Mother’s Day gatherings boosted Ontario COVID-19 cases: Elliott
There were more than 400 new COVID-19 cases for a fifth straight day, higher than the province has seen for several previous five-day periods
TORONTO — Mother’s Day gatherings contrary to physical distancing rules helped boost Ontario’s COVID-19 cases, the health minister said, and those rising numbers — plus concern over a large crowd at a Toronto park over the weekend — are delaying any easing of those rules.
Ontario reported more than 400 new COVID-19 cases for a fifth straight day, higher than the province has seen for several previous five-day periods.

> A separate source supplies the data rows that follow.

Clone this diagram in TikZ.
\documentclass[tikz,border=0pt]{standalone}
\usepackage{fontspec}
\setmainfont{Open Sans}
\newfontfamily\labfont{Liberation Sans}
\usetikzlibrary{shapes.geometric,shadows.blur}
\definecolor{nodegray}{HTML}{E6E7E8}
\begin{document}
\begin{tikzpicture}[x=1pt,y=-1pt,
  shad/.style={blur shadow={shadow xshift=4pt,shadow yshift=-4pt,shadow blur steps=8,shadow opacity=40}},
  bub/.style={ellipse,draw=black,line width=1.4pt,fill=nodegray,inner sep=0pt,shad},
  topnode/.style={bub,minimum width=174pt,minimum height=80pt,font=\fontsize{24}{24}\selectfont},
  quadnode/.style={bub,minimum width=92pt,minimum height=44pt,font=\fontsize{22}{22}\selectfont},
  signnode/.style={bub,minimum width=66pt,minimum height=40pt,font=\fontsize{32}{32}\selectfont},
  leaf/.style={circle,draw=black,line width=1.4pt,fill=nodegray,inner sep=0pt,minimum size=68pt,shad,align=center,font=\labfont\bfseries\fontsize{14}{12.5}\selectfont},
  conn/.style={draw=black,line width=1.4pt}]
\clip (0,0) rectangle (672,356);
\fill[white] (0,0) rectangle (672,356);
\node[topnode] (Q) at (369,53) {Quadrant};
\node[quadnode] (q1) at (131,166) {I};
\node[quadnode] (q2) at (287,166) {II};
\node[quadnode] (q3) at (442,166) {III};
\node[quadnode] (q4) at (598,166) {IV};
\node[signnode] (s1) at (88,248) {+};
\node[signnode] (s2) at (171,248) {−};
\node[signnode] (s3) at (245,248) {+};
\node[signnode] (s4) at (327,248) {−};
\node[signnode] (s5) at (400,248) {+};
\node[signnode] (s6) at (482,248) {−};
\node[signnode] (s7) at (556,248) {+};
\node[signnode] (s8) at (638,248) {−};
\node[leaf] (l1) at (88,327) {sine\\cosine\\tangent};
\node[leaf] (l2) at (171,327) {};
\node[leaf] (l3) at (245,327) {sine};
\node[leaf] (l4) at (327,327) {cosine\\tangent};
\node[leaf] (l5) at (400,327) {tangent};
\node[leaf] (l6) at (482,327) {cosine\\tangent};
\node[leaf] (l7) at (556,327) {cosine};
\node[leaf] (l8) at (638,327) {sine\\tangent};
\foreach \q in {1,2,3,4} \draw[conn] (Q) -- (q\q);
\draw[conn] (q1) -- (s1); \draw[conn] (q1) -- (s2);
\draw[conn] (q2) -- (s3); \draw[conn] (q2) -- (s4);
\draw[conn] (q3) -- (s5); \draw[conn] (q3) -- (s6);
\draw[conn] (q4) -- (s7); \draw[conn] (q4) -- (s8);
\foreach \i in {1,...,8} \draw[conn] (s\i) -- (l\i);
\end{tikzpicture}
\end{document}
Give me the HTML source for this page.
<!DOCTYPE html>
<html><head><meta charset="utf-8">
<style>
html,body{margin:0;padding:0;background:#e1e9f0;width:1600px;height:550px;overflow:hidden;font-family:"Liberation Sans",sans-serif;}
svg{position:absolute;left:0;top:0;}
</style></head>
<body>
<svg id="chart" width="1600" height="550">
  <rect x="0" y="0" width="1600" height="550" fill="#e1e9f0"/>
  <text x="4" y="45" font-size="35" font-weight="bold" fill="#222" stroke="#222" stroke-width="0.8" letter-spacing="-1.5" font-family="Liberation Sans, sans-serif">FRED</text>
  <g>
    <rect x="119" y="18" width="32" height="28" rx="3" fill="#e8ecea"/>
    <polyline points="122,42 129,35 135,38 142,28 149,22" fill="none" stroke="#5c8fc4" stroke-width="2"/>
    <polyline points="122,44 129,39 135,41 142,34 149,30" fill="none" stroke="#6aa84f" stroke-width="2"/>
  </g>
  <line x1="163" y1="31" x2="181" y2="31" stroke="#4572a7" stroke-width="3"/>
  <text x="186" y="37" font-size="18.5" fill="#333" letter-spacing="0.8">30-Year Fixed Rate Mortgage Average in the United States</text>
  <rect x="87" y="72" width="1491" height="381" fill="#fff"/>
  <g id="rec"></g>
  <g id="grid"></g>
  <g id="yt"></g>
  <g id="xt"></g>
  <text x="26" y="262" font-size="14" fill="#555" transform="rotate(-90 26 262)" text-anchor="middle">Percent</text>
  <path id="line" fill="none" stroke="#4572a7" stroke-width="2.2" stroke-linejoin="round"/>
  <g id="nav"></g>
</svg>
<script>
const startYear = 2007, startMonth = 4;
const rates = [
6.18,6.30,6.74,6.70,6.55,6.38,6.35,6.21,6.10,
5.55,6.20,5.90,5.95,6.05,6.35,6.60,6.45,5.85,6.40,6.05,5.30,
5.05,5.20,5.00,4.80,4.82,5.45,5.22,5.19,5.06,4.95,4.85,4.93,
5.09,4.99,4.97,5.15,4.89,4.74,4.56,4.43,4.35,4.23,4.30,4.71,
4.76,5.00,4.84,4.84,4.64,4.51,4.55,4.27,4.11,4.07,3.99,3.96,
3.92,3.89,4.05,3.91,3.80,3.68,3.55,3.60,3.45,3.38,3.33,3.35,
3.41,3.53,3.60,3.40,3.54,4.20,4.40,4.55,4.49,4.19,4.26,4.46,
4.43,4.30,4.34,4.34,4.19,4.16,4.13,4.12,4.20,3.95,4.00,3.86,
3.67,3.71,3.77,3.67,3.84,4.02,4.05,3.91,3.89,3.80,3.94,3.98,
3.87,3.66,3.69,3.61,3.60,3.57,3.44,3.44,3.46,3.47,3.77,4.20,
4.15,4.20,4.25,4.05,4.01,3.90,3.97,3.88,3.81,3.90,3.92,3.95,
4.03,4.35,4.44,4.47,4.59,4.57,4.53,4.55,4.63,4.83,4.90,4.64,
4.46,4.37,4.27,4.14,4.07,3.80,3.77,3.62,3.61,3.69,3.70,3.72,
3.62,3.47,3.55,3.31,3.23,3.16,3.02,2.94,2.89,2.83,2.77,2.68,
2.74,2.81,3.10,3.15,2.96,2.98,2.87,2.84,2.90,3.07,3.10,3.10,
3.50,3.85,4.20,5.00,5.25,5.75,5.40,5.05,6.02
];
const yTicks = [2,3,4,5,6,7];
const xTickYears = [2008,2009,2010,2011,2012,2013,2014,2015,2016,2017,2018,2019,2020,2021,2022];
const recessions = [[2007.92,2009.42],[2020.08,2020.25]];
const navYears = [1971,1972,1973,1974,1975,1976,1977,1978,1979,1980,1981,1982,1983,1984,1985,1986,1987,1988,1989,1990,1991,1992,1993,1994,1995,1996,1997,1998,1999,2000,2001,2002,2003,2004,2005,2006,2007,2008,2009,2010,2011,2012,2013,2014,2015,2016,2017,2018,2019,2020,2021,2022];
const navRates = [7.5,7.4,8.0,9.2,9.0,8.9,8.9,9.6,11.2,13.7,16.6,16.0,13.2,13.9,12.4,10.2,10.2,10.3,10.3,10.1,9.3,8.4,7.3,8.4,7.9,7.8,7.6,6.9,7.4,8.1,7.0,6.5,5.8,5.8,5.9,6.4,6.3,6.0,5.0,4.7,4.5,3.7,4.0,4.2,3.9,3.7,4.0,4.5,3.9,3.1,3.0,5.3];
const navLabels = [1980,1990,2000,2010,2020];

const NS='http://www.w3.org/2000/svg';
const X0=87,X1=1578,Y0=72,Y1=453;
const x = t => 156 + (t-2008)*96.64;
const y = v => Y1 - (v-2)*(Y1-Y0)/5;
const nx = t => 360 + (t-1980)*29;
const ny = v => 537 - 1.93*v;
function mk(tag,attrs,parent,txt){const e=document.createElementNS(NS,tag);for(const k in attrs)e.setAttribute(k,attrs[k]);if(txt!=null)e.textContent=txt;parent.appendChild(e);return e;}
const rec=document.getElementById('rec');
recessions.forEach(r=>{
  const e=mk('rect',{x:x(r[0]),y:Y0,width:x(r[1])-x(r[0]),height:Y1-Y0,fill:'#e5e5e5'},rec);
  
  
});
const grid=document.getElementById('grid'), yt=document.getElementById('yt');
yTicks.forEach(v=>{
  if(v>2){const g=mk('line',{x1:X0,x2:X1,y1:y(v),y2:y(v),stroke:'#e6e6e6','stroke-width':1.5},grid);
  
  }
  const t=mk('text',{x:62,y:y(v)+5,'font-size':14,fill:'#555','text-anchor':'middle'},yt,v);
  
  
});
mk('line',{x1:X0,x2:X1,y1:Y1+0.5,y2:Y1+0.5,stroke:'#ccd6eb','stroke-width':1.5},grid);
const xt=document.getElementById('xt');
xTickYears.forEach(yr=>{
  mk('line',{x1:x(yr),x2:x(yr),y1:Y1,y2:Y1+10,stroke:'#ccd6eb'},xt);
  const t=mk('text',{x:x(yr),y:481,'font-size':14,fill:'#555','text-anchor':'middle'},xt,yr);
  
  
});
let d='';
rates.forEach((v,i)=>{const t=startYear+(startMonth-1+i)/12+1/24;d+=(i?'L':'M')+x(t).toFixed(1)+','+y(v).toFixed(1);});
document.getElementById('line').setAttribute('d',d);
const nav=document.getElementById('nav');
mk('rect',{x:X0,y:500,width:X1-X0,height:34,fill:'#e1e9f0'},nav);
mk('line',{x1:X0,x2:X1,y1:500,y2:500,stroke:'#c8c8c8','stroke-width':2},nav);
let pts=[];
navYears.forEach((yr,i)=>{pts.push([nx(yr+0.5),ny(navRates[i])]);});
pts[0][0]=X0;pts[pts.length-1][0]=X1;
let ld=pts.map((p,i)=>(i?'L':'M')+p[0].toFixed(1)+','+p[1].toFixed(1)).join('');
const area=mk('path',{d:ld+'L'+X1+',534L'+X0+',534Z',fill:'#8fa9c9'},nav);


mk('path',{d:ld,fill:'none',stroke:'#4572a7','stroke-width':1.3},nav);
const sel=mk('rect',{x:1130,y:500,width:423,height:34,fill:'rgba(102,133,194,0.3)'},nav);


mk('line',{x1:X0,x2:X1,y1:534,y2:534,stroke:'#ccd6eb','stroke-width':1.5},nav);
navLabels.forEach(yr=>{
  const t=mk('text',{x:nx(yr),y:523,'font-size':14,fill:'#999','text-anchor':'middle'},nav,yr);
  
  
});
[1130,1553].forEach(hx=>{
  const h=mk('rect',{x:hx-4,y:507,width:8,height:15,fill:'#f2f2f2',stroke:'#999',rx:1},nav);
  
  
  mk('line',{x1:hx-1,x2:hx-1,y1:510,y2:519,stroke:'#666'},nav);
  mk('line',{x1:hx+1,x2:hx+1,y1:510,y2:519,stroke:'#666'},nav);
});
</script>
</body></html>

That trend predates the province’s Stage 1 of reopening launched on May 19, Health Minister Christine Elliott said.
“The increase in the number of cases that we’re seeing now in the last few days really relates back to the week before, with the Mother’s Day events and so on, people seeing families when they should not have been more than five people together,” she said.
Premier Doug Ford himself has admitted that two of his daughters visited that weekend, leading to a group of at least six people at his home. Provincial officials have told Ontarians to avoid being within two metres of anyone outside their household, and not to gather in groups larger than five.

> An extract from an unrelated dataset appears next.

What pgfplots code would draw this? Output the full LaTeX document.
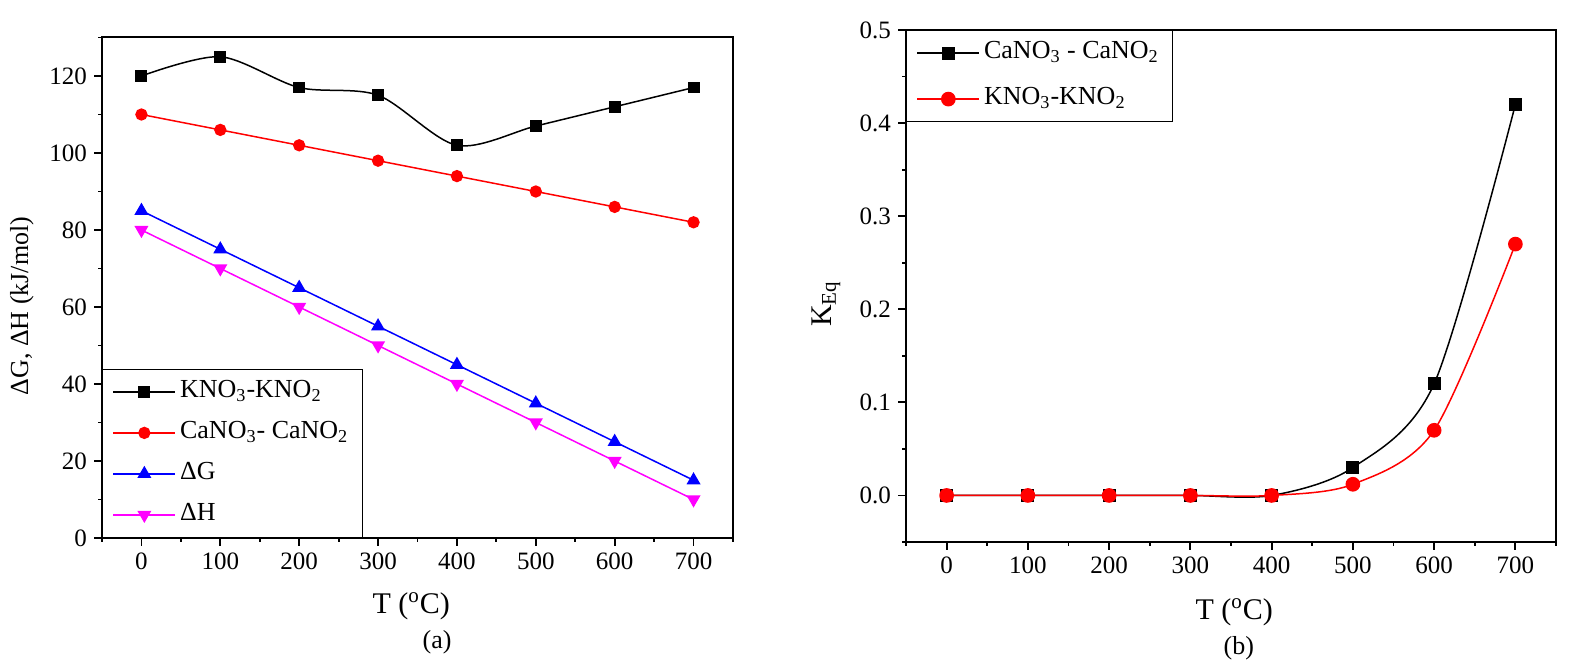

Elliott had previously said chief medical officer of health Dr. David Williams was considering expanding the rule about gatherings to more than five people, and introducing a so-called bubble system that other provinces have implemented, where two households can closely interact only with each other.
But that was when provincial COVID-19 case numbers looked more promising, Elliott said.

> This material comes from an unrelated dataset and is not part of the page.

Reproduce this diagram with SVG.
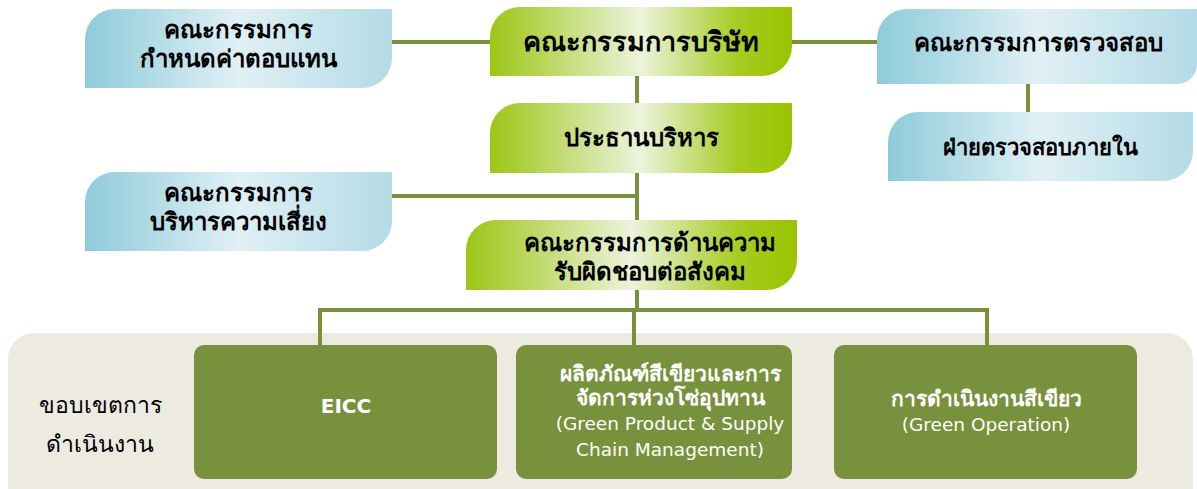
<svg xmlns="http://www.w3.org/2000/svg" width="1197" height="489" viewBox="0 0 1197 489">
<defs>
<linearGradient id="gb" x1="0" y1="0" x2="1" y2="0">
<stop offset="0" stop-color="#8ecbda"/>
<stop offset="0.5" stop-color="#e0f0f5"/>
<stop offset="1" stop-color="#b3dbe6"/>
</linearGradient>
<linearGradient id="gg" x1="0" y1="0" x2="1" y2="0">
<stop offset="0" stop-color="#9cc615"/>
<stop offset="0.5" stop-color="#ecf3dc"/>
<stop offset="0.82" stop-color="#a6cc22"/>
<stop offset="1" stop-color="#99c400"/>
</linearGradient>
<style>
.b{fill:url(#gb)}
.g{fill:url(#gg)}
.d{fill:#77913c}
.t{font-family:"DejaVu Sans","Noto Sans",sans-serif;font-weight:bold;font-size:24px;fill:#000;text-anchor:middle}
.w{font-family:"DejaVu Sans","Noto Sans",sans-serif;font-weight:bold;font-size:21px;fill:#fff;text-anchor:middle}
.e{font-family:"DejaVu Sans","Noto Sans",sans-serif;font-size:18.5px;fill:#fff;text-anchor:middle}
.l{font-family:"DejaVu Sans","Noto Sans",sans-serif;font-size:23px;fill:#000;text-anchor:middle}
.c{stroke:#77923a;stroke-width:4;fill:none}
</style>
</defs>
<rect x="8" y="333" width="1185" height="180" rx="26" fill="#edeae0"/>
<g id="connectors">
<line class="c" x1="392" y1="42" x2="490" y2="42"/>
<line class="c" x1="792" y1="42" x2="877" y2="42"/>
<line class="c" x1="637" y1="76" x2="637" y2="103"/>
<line class="c" x1="1028" y1="84" x2="1028" y2="112"/>
<line class="c" x1="637" y1="173" x2="637" y2="220"/>
<line class="c" x1="392" y1="196" x2="639" y2="196"/>
<line class="c" x1="637" y1="290" x2="637" y2="310"/>
<polyline class="c" points="320,345 320,310 987,310 987,345"/>
<line class="c" x1="634" y1="310" x2="634" y2="345"/>
</g>
<g id="n1">
<path class="b" d="M115,9 H392 V58 A30,30 0 0 1 362,88 H85 V39 A30,30 0 0 1 115,9 Z"/>
<text class="t" x="238" y="38">คณะกรรมการ</text>
<text class="t" x="238" y="67">กำหนดค่าตอบแทน</text>
</g>
<g id="n2">
<path class="g" d="M520,7 H792 V46 A30,30 0 0 1 762,76 H490 V37 A30,30 0 0 1 520,7 Z"/>
<text class="t" x="641" y="51" style="font-size:27px">คณะกรรมการบริษัท</text>
</g>
<g id="n3">
<path class="b" d="M907,9 H1197 V64 A20,20 0 0 1 1177,84 H877 V39 A30,30 0 0 1 907,9 Z"/>
<text class="t" x="1038" y="51">คณะกรรมการตรวจสอบ</text>
</g>
<g id="n4">
<path class="b" d="M918,112 H1193 V151 A30,30 0 0 1 1163,181 H888 V142 A30,30 0 0 1 918,112 Z"/>
<text class="t" x="1040" y="155" style="font-size:22px">ฝ่ายตรวจสอบภายใน</text>
</g>
<g id="n5">
<path class="g" d="M520,103 H792 V143 A30,30 0 0 1 762,173 H490 V133 A30,30 0 0 1 520,103 Z"/>
<text class="t" x="641" y="146">ประธานบริหาร</text>
</g>
<g id="n6">
<path class="b" d="M115,172 H392 V221 A30,30 0 0 1 362,251 H85 V202 A30,30 0 0 1 115,172 Z"/>
<text class="t" x="238" y="201">คณะกรรมการ</text>
<text class="t" x="238" y="230">บริหารความเสี่ยง</text>
</g>
<g id="n7">
<path class="g" d="M496,220 H797 V260 A30,30 0 0 1 767,290 H466 V250 A30,30 0 0 1 496,220 Z"/>
<text class="t" x="650" y="251">คณะกรรมการด้านความ</text>
<text class="t" x="650" y="280">รับผิดชอบต่อสังคม</text>
</g>
<g id="scope">
<text class="l" x="100" y="413">ขอบเขตการ</text>
<text class="l" x="100" y="452">ดำเนินงาน</text>
</g>
<g id="n8">
<rect class="d" x="194" y="345" width="303" height="134" rx="10"/>
<text class="w" x="346" y="413" style="font-size:20px">EICC</text>
</g>
<g id="n9">
<rect class="d" x="516" y="345" width="276" height="134" rx="10"/>
<text class="w" x="670" y="381">ผลิตภัณฑ์สีเขียวและการ</text>
<text class="w" x="670" y="405">จัดการห่วงโซ่อุปทาน</text>
<text class="e" x="670" y="430">(Green Product &amp; Supply</text>
<text class="e" x="670" y="456">Chain Management)</text>
</g>
<g id="n10">
<rect class="d" x="834" y="345" width="303" height="134" rx="10"/>
<text class="w" x="986" y="406">การดำเนินงานสีเขียว</text>
<text class="e" x="986" y="431">(Green Operation)</text>
</g>
</svg>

“Given what happened with the numbers of people coming down with COVID in the last few days, along with what has happened over this past weekend with large groups of people coming together in Trinity Bellwoods and other parks, Dr. Williams is reluctant to move forward with that right away,” she said.
Torontonians flocked May 23 to Trinity Bellwoods, a popular downtown park, where city officials said thousands of people flouted physical distancing rules.
Ford said it looked like a rock concert without a band, and that he’s disappointed with everyone who was there.
“What I worry about is them going back home, how about their family members? Their brothers, sisters, mothers, aunts and grandparents? Weren’t they thinking of them when they went there?” the premier said.
“My recommendation to anyone at Trinity Bellwoods, why don’t you do us all a favour and go get tested now.”
Associate chief medical officer of health Dr. Barbara Yaffe later noted that the incubation period can be up to 14 days, so she instead recommended those people self-monitor and see if they develop symptoms first.
Ford’s comments came as the province attempts to boost low testing numbers — reported May 25 as 8,170, despite a daily capacity of nearly 25,000.
Ontario has struggled to boost its testing numbers after completing a blitz of testing nearly every resident and staff member of long-term care homes.
Ford announced May 24 that anyone concerned they may have been exposed to COVID-19 can now get tested, whether or not they have symptoms. He said mass testing is the province’s best defence against the virus and a new testing strategy targeting specific sectors will be unveiled this week.
The premier has spoken about testing asymptomatic front-line health-care workers, large workplaces such as food manufacturing facilities, groups such as truck or taxi drivers, and doing a second round of testing in long-term care.
He said Ontario will target specific postal codes that are hot spots, such as parts of Peel Region and Toronto, as well as the Windsor-Essex area.
Dr. Isaac Bogoch, an infectious disease specialist at the University Health Network, said the recent spike in COVID cases is a serious problem but the province’s change in guidance could help convince more people to get tested.
“The messaging and the behaviour up until now was that people would go to these diagnostic testing centres and they would get turned away because they didn’t meet the criteria for a test,” he said. “That was incredibly frustrating for many people so they just went home and isolated without knowing if they had COVID-19.”
Bogoch said communication from the province could be clearer and will need to be repeated to get people out to testing centres.
Ontario reported 404 new COVID-19 cases May 25. That brings the total in the province to 25,904 cases, including 2,102 deaths — an increase of 29 over the previous day.
The total also includes 19,698 resolved cases, which represents 76% of all cases, a third straight day of that percentage declining.
The new cases represent an increase of 1.6% over May 24’s total. Ontario has now seen growth rates of between 1.5% and 1.9% for 16 of the past 17 days, and the chief medical officer of health has said the province’s growth curve appears to have hit a plateau.